The IRS views the organization as a whole, disallowing subtle actions like rating candidates based on club interests. This prohibition remains in force even if the activity is minor or inconsequential to the election’s outcome. Members are free to engage in political activity as individuals but must never use the club’s name, resources, or facilities.
The only permissible activities are non-partisan efforts, such as encouraging voter registration or hosting a candidates’ forum where all legally qualified candidates are invited. These non-partisan activities must be executed in a neutral manner that does not favor any specific candidate or party. The prohibition on campaign intervention is distinct from legislative advocacy.
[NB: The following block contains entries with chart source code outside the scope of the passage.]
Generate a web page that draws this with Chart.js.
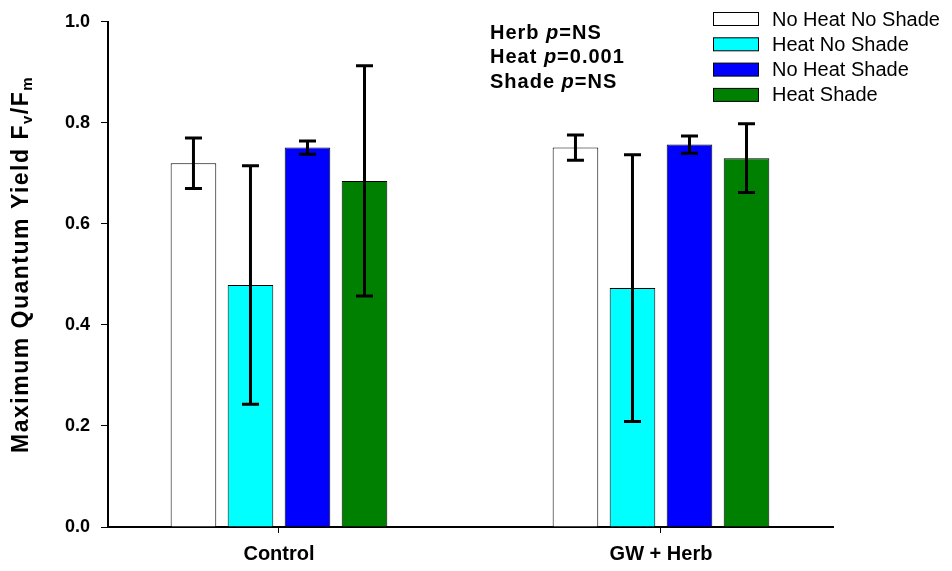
<!DOCTYPE html>
<html>
<head>
<meta charset="utf-8">
<script src="https://cdn.jsdelivr.net/npm/chart.js@4"></script>
<style>
  body { margin: 0; background: #fff; }
  #wrap { width: 952px; height: 571px; position: relative; }
</style>
</head>
<body>
<div id="wrap"><canvas id="yieldChart"></canvas></div>
<script>
// Data
const categories = ['Control', 'GW + Herb'];
const seriesLabels = ['No Heat No Shade', 'Heat No Shade', 'No Heat Shade', 'Heat Shade'];
const noHeatNoShade = [0.720, 0.751];
const heatNoShade = [0.479, 0.473];
const noHeatShade = [0.751, 0.757];
const heatShade = [0.685, 0.730];
const noHeatNoShadeErr = [0.050, 0.025];
const heatNoShadeErr = [0.236, 0.264];
const noHeatShadeErr = [0.013, 0.017];
const heatShadeErr = [0.228, 0.068];
const yTicks = [0, 0.2, 0.4, 0.6, 0.8, 1.0];
const statLines = [['Herb ', 'p', '=NS'], ['Heat ', 'p', '=0.001'], ['Shade ', 'p', '=NS']];

const FONT = "'Liberation Sans', Arial, sans-serif";
const colors = ['#ffffff', '#00ffff', '#0000ff', '#008000'];
const values = [noHeatNoShade, heatNoShade, noHeatShade, heatShade];
const errors = [noHeatNoShadeErr, heatNoShadeErr, noHeatShadeErr, heatShadeErr];

const datasets = seriesLabels.map((label, i) => ({
    label: label,
    data: values[i].map((v, j) => ({ x: j, y: v })),
    errors: errors[i],
    backgroundColor: colors[i],
    borderColor: '#000',
    borderWidth: 1,
    categoryPercentage: 0.597,
    barPercentage: 0.80
}));

// Error bars
const errorBars = {
    id: 'errorBars',
    afterDatasetsDraw(chart) {
        const ctx = chart.ctx;
        const y = chart.scales.y;
        ctx.save();
        ctx.strokeStyle = '#000';
        ctx.lineWidth = 3;
        chart.data.datasets.forEach((ds, i) => {
            chart.getDatasetMeta(i).data.forEach((bar, j) => {
                const v = ds.data[j].y, e = ds.errors[j];
                const top = y.getPixelForValue(v + e);
                const bot = y.getPixelForValue(v - e);
                ctx.beginPath();
                ctx.moveTo(bar.x, top); ctx.lineTo(bar.x, bot);
                ctx.moveTo(bar.x - 8.5, top); ctx.lineTo(bar.x + 8.5, top);
                ctx.moveTo(bar.x - 8.5, bot); ctx.lineTo(bar.x + 8.5, bot);
                ctx.stroke();
            });
        });
        ctx.restore();
    }
};

// Y title with subscripts, legend, and stats text
const decorations = {
    id: 'decorations',
    afterDraw(chart) {
        const ctx = chart.ctx;
        const area = chart.chartArea;
        ctx.save();

        // y-axis title
        ctx.translate(22, (area.top + area.bottom) / 2 - 10);
        ctx.rotate(-Math.PI / 2);
        ctx.letterSpacing = '1.5px';
        const big = 'bold 23px ' + FONT, small = 'bold 15px ' + FONT;
        const parts = [['Maximum Quantum Yield F', big, 0], ['v', small, 6], ['/F', big, 0], ['m', small, 6]];
        let total = 0;
        parts.forEach(p => { ctx.font = p[1]; total += ctx.measureText(p[0]).width; });
        let x = -total / 2;
        ctx.fillStyle = '#000';
        ctx.textBaseline = 'middle';
        parts.forEach(p => {
            ctx.font = p[1];
            ctx.fillText(p[0], x, p[2]);
            x += ctx.measureText(p[0]).width;
        });
        ctx.restore();

        // stats text
        ctx.save();
        ctx.fillStyle = '#000';
        ctx.textBaseline = 'middle';
        ctx.letterSpacing = '1px';
        statLines.forEach((line, i) => {
            let sx = 490;
            const sy = 33 + i * 24.5;
            line.forEach((t, k) => {
                ctx.font = (k === 1 ? 'italic bold 20px ' : 'bold 20px ') + FONT;
                ctx.fillText(t, sx, sy);
                sx += ctx.measureText(t).width;
            });
        });
        ctx.letterSpacing = '0px';

        // legend
        ctx.font = '20px ' + FONT;
        chart.data.datasets.forEach((ds, i) => {
            const ly = 19 + i * 25.3;
            ctx.fillStyle = ds.backgroundColor;
            ctx.fillRect(713, ly - 6.5, 45, 13);
            ctx.strokeStyle = '#000';
            ctx.lineWidth = 1;
            ctx.strokeRect(713.5, ly - 6.5, 45, 13);
            ctx.fillStyle = '#000';
            ctx.fillText(ds.label, 772, ly + 1);
        });
        ctx.restore();
    }
};

new Chart(document.getElementById('yieldChart'), {
    type: 'bar',
    data: { datasets: datasets },
    options: {
        responsive: true,
        maintainAspectRatio: false,
        animation: false,
        layout: { padding: { left: 0, top: 19, right: 119, bottom: 0 } },
        plugins: {
            legend: { display: false },
            tooltip: { enabled: false }
        },
        scales: {
            x: {
                type: 'linear',
                offset: false,
                min: -0.4476,
                max: 1.4503,
                afterBuildTicks: scale => { scale.ticks = categories.map((c, i) => ({ value: i })); },
                afterFit: scale => { scale.height = 44; },
                grid: { display: true, offset: false, drawOnChartArea: false, drawTicks: true, tickLength: 6, color: '#000', lineWidth: 1 },
                border: { display: true, color: '#000', width: 2 },
                ticks: {
                    color: '#000',
                    font: { family: FONT, size: 20, weight: 'bold' },
                    padding: 9,
                    maxRotation: 0,
                    callback: v => categories[v]
                }
            },
            y: {
                min: 0,
                max: 1,
                afterBuildTicks: scale => { scale.ticks = yTicks.map(v => ({ value: v })); },
                afterFit: scale => { scale.width = 108; },
                grid: { display: true, drawOnChartArea: false, drawTicks: true, tickLength: 7, color: '#000', lineWidth: 1 },
                border: { display: true, color: '#000', width: 2 },
                ticks: {
                    color: '#000',
                    font: { family: FONT, size: 18, weight: 'bold' },
                    padding: 11,
                    callback: v => v.toFixed(1)
                }
            }
        }
    },
    plugins: [errorBars, decorations]
});
</script>
</body>
</html>
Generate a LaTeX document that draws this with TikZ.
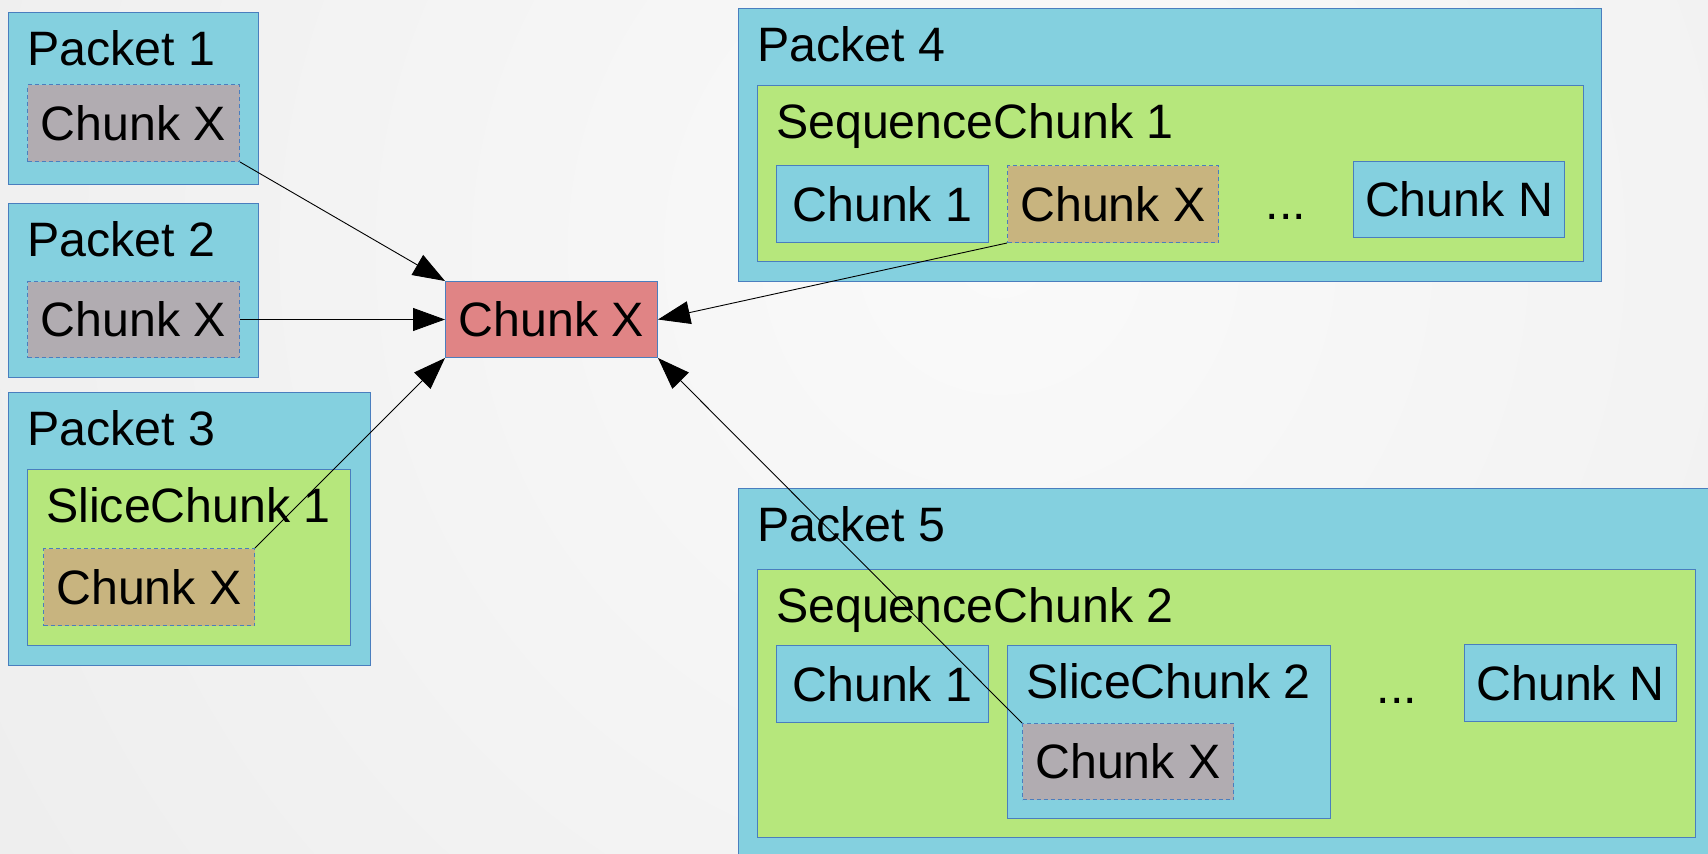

Lobbying involves attempts to influence specific legislation, distinct from campaign intervention. Unlike 501(c)(3) charities, 501(c)(7) social clubs are not prohibited from engaging in lobbying activities. However, the club’s legislative efforts cannot become its primary purpose; the organization must remain dedicated principally to pleasure and recreation.
Any expenditure made by a social club to influence legislation is classified as a “non-exempt function expenditure.” This classification means the money spent on lobbying is immediately subject to taxation. The IRS distinguishes between two types of lobbying.
Direct lobbying involves communicating directly with a legislative body member or staff to influence legislation. Grassroots lobbying involves urging the public to contact legislators or to take a position on specific legislation.
The costs associated with both direct and grassroots lobbying are considered non-exempt functions and contribute to the club’s tax liability. Excessive or primary involvement in legislative matters can challenge the organization’s core exempt purpose.
Internal Revenue Code Section 512 provides special rules for calculating the unrelated business taxable income (UBTI) for 501(c)(7) organizations. For social clubs, UBTI includes all gross income, less deductions directly connected with producing that income, but specifically excludes “exempt function income.” Exempt function income is derived from dues, fees, charges, or similar amounts paid by members for the purposes constituting the basis for the organization’s exemption.
All income not derived from these member-related activities is considered UBTI and is subject to federal income tax at corporate rates. This non-exempt function income includes revenue from non-members and, importantly, any expenditures made for political purposes. Political expenditures, including lobbying costs and any prohibited campaign intervention costs, are treated as non-exempt function income.
This means that the amount spent on political activities is effectively taxed as income, ensuring that member dues are not subsidizing political involvement. For example, if a club spends $10,000 on a lobbying campaign, that $10,000 is treated as taxable income on Form 990-T. Failure to properly calculate and remit tax on this UBTI can lead to penalties and further IRS scrutiny.
Revocation of the 501(c)(7) tax-exempt status is the most severe consequence for violating political activity rules. If the organization’s political activities, including lobbying, become its primary purpose, it will fail the “organized primarily for pleasure” test and lose its exemption. The prohibition on political campaign intervention also carries a separate excise tax under Section 4955.
Section 4955 imposes a two-tier tax on organizations that make political expenditures. The initial tax is levied at a rate of 10% of the political expenditure and is paid by the organization itself. A separate initial tax of 2.5% of the expenditure is imposed on any organization manager who agreed to the expenditure.
If the political expenditure is not corrected (recovered or rectified) within a specified taxable period, a second-tier tax is imposed. This additional tax is 100% of the expenditure, paid by the organization. Organization managers who refuse to agree to the correction are hit with an additional tax of 50% of the expenditure.
These excise taxes are separate from the income tax levied on non-exempt function income under Section 512. The Section 4955 tax is a measure specifically targeting prohibited campaign intervention. The imposition of Section 4955 taxes signals a high level of non-compliance that often precedes the revocation of the club’s tax-exempt status.